I just began learning Haskell and one of the strange things for me is the syntax for the type of a function with multiple arguments.
Consider a simple example:
(+) :: Num a => a -> a -> a
Why we need all the arrows here? Wouldn’t it make more sense to write something like Num Num Num -> Num?
What is the reason under the hood? I searched for this question but couldn't find anything really helpful.
The first thing that is confusing things is the Num a =>, so we'll ignore that altogether for now. Instead, lets consider Int -> Int -> Int, which is one possible specialization of the type signature you gave.
Functions are almost always curried in Haskell. This means that a multi-argument function is actually function of one argument that returns a function that takes the next argument, and so on.
The -> is right associative, so Int -> Int -> Int is the same thing as Int -> (Int -> Int).
This also means that this definition
f :: Int -> Int -> Int
f x y = x + y
is the same as
f :: Int -> Int -> Int
f x = \y -> x + y
In fact, all functions in Haskell take exactly one argument. Tuples exist as well, but they are first-class citizens so they are more than just an argument list.

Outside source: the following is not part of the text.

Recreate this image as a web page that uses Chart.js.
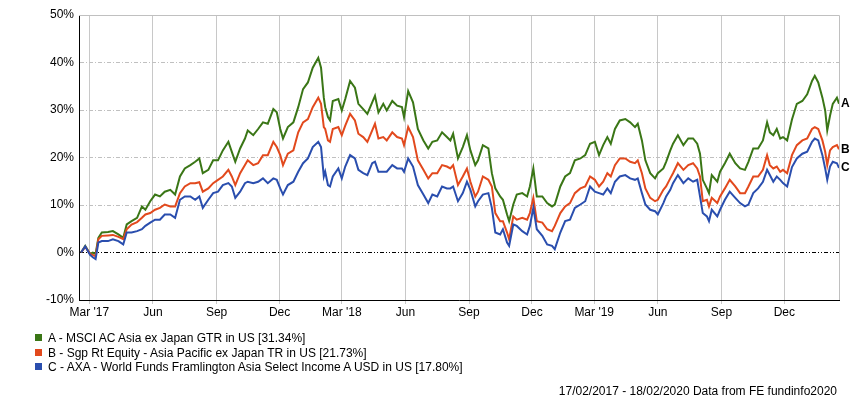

The Num a => is a bit of a different aspect of the type system. It says that the type variable a must be an instance of the Num type class. Common examples of types that are instances of Num include Int and Double. So Num isn't a type itself, it is a type class. Num a => represents a constraint on the type variable a, it isn't another argument for the function.
The (+) method is a member of the Num type class, so you must constrain a in this way in order to use (+). If you try to give f the signature a -> a -> a (with no constraint), it won't work because a is completely unconstrained and we know nothing about what types it can be. As a result, we couldn't use (+) on it.